Safety and Battery Type Considerations
Before connecting any charging device, establishing proper safety protocols and understanding battery chemistry are both highly important steps. For traditional flooded lead-acid batteries, the charging process can produce small amounts of hydrogen gas through electrolysis, necessitating proper ventilation to prevent the buildup of a flammable concentration of gas. Ensuring the charging area is open, or at least well-circulated, mitigates this risk while the device is operating.
Verifying the correct polarity before making the final connection is a basic but necessary precaution to prevent sparks or damage to the battery and the vehicle’s electronics. The positive cable from the charger must always connect to the positive battery terminal, and the negative cable connects to the negative terminal or a secure, unpainted metal chassis ground away from the battery. Furthermore, routing the charging cables safely is part of the preparation, ensuring they do not present a tripping hazard or risk being crushed when the hood or trunk is closed.

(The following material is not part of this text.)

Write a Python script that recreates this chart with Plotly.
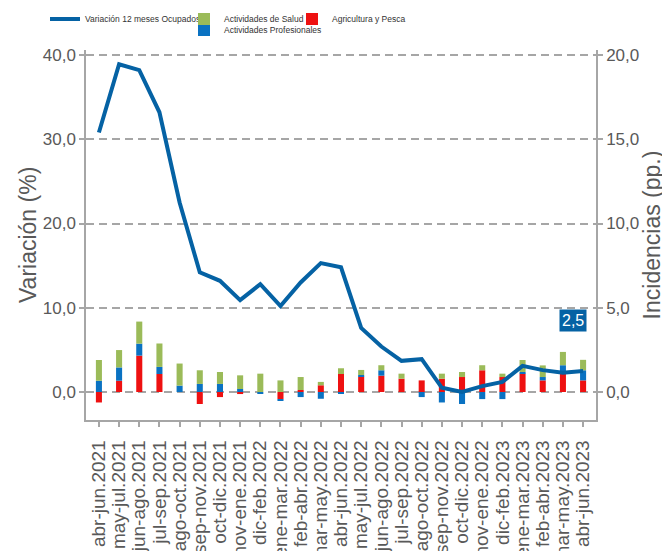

Different battery chemistries have specific charging needs that must be respected, particularly when using a smart maintainer. Absorbed Glass Mat (AGM) and Gel batteries are sealed and highly sensitive to overcharging compared to standard flooded batteries. Gel batteries, for instance, often require lower charging voltage thresholds and are susceptible to permanent damage if the voltage exceeds 14.1 volts during the absorption phase. AGM batteries tolerate slightly higher voltages but benefit greatly from temperature compensation and precise voltage regulation to prevent the drying out of the internal matting material. Selecting a charger with a dedicated mode for the specific battery type ensures the charging profile is optimized to prevent thermal runaway or electrolyte damage.